The allegation is that Brayden was murdered in revenge for the alleged actions of his older brother, who was charged a year earlier over the fatal stabbing of 18-year-old Adam Abu Mahmoud.
Abu Mahmoud’s uncle has since been charged for allegedly organising Brayden’s murder. He has not yet entered a plea.
In the months following his brother’s arrest in July, 2016, Brayden had received threatening phone calls and told his mother he thought he had a bounty on his head.
His mother received similar phone calls. In them, the mystery caller said her family deserved to die.
The court heard that while Massie claimed she didn’t know what Craig was going to do when she dropped him in Glenfield, she figured out later that day what he had allegedly done.
Regardless, Massie, who was hooked on cocaine and xanax, didn’t come forward.
She also hid her car, which was used in the getaway, in an underground garage on two occasions and met with Craig to tell him about media surrounding the murder.
For 89 days police pieced together her involvement in the case, tracking her Mazda 3 through CCTV and toll cameras from the M7. She was arrested in July, 2017.
During Massie’s sentencing hearing, Brayden’s mother questioned how as a mother Massie didn’t come forward about the murder of a child.

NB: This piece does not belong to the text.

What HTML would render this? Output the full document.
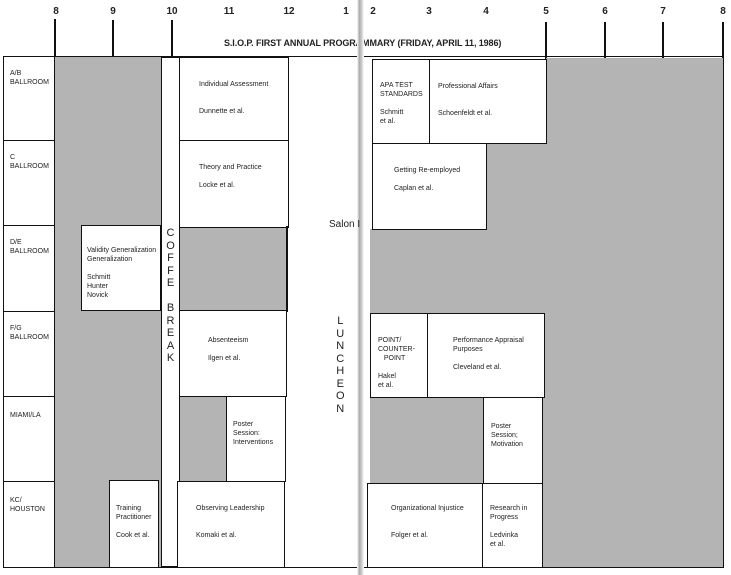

“I cannot reconcile this,” she said. “To say my world imploded and exploded all at the same time is not even close, but I will try to convey it as best I can.
“If only you had come forward the day my son was killed. But the fact is you didn’t so my wondering and my questions are unanswered — but mother to mother I hope that you live with and are consumed by those questions for the rest of your life.”
While Massie told a psychologist she was deeply sorry for her part in the murder, Judge Jennifer English found her ongoing communication with Craig suggested otherwise.
In one letter to her co-accused, after he was charged, Massie wrote: “I care about you Conrad. I have too much of a kind heart.”
However, Judge English said that Massie was not responsible for the murder and couldn’t be sentenced for a more serious offence than the one she had pleaded guilty to.
“She put the interests of herself and the co-accused before that of the victim’s family and the community,” the judge said.
With a discount for pleading guilty early, Massie was sentenced to a maximum of four years and six months jail. She will be eligible for parole in April next year.